-- begin RECORDED DATA --

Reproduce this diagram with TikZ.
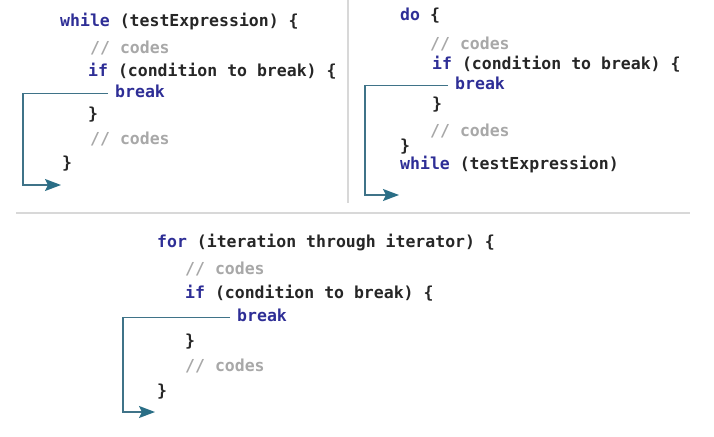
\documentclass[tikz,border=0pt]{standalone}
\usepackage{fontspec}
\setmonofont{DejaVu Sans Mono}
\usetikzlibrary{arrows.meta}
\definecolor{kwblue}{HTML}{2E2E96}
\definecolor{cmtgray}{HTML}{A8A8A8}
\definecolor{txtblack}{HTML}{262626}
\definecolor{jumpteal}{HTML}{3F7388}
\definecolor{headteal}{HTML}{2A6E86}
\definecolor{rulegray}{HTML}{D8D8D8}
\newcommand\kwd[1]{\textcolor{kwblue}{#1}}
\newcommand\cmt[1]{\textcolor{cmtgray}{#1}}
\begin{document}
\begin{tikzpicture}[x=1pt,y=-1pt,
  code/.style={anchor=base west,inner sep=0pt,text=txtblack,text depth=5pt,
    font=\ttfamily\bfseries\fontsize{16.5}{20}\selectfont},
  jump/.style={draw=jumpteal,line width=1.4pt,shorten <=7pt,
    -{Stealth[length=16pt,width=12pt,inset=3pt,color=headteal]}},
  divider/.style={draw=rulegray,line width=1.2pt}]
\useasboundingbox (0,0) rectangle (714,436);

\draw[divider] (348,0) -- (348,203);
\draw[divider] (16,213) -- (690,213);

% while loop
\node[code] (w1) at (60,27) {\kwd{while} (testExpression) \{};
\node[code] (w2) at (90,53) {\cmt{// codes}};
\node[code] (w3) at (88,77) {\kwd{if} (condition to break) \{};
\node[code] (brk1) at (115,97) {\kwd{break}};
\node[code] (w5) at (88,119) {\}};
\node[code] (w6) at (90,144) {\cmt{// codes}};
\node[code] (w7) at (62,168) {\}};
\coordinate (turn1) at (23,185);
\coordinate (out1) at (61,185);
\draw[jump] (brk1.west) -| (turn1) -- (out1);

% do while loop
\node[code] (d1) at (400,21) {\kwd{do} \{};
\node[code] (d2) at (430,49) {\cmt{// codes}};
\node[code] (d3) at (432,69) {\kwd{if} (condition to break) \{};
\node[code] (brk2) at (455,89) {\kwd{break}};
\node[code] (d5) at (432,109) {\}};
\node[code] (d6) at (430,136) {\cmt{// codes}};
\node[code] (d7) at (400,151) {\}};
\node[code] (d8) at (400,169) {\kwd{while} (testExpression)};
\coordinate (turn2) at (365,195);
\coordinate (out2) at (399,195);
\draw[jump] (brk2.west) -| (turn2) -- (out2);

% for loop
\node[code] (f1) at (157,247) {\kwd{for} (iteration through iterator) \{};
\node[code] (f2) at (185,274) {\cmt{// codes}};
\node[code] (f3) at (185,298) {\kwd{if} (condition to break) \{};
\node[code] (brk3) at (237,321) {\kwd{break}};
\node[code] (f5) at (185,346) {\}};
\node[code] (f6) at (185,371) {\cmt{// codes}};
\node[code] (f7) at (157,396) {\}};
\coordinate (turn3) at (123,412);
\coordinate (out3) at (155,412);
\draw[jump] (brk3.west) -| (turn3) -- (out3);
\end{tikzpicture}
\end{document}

-- end RECORDED DATA --

Repeat the material above word for word and skip every image in it.

Reproduce this diagram with TikZ.
\documentclass[tikz,border=0pt]{standalone}
\usepackage{fontspec}
\setmonofont{DejaVu Sans Mono}
\usetikzlibrary{arrows.meta}
\definecolor{kwblue}{HTML}{2E2E96}
\definecolor{cmtgray}{HTML}{A8A8A8}
\definecolor{txtblack}{HTML}{262626}
\definecolor{jumpteal}{HTML}{3F7388}
\definecolor{headteal}{HTML}{2A6E86}
\definecolor{rulegray}{HTML}{D8D8D8}
\newcommand\kwd[1]{\textcolor{kwblue}{#1}}
\newcommand\cmt[1]{\textcolor{cmtgray}{#1}}
\begin{document}
\begin{tikzpicture}[x=1pt,y=-1pt,
  code/.style={anchor=base west,inner sep=0pt,text=txtblack,text depth=5pt,
    font=\ttfamily\bfseries\fontsize{16.5}{20}\selectfont},
  jump/.style={draw=jumpteal,line width=1.4pt,shorten <=7pt,
    -{Stealth[length=16pt,width=12pt,inset=3pt,color=headteal]}},
  divider/.style={draw=rulegray,line width=1.2pt}]
\useasboundingbox (0,0) rectangle (714,436);

\draw[divider] (348,0) -- (348,203);
\draw[divider] (16,213) -- (690,213);

% while loop
\node[code] (w1) at (60,27) {\kwd{while} (testExpression) \{};
\node[code] (w2) at (90,53) {\cmt{// codes}};
\node[code] (w3) at (88,77) {\kwd{if} (condition to break) \{};
\node[code] (brk1) at (115,97) {\kwd{break}};
\node[code] (w5) at (88,119) {\}};
\node[code] (w6) at (90,144) {\cmt{// codes}};
\node[code] (w7) at (62,168) {\}};
\coordinate (turn1) at (23,185);
\coordinate (out1) at (61,185);
\draw[jump] (brk1.west) -| (turn1) -- (out1);

% do while loop
\node[code] (d1) at (400,21) {\kwd{do} \{};
\node[code] (d2) at (430,49) {\cmt{// codes}};
\node[code] (d3) at (432,69) {\kwd{if} (condition to break) \{};
\node[code] (brk2) at (455,89) {\kwd{break}};
\node[code] (d5) at (432,109) {\}};
\node[code] (d6) at (430,136) {\cmt{// codes}};
\node[code] (d7) at (400,151) {\}};
\node[code] (d8) at (400,169) {\kwd{while} (testExpression)};
\coordinate (turn2) at (365,195);
\coordinate (out2) at (399,195);
\draw[jump] (brk2.west) -| (turn2) -- (out2);

% for loop
\node[code] (f1) at (157,247) {\kwd{for} (iteration through iterator) \{};
\node[code] (f2) at (185,274) {\cmt{// codes}};
\node[code] (f3) at (185,298) {\kwd{if} (condition to break) \{};
\node[code] (brk3) at (237,321) {\kwd{break}};
\node[code] (f5) at (185,346) {\}};
\node[code] (f6) at (185,371) {\cmt{// codes}};
\node[code] (f7) at (157,396) {\}};
\coordinate (turn3) at (123,412);
\coordinate (out3) at (155,412);
\draw[jump] (brk3.west) -| (turn3) -- (out3);
\end{tikzpicture}
\end{document}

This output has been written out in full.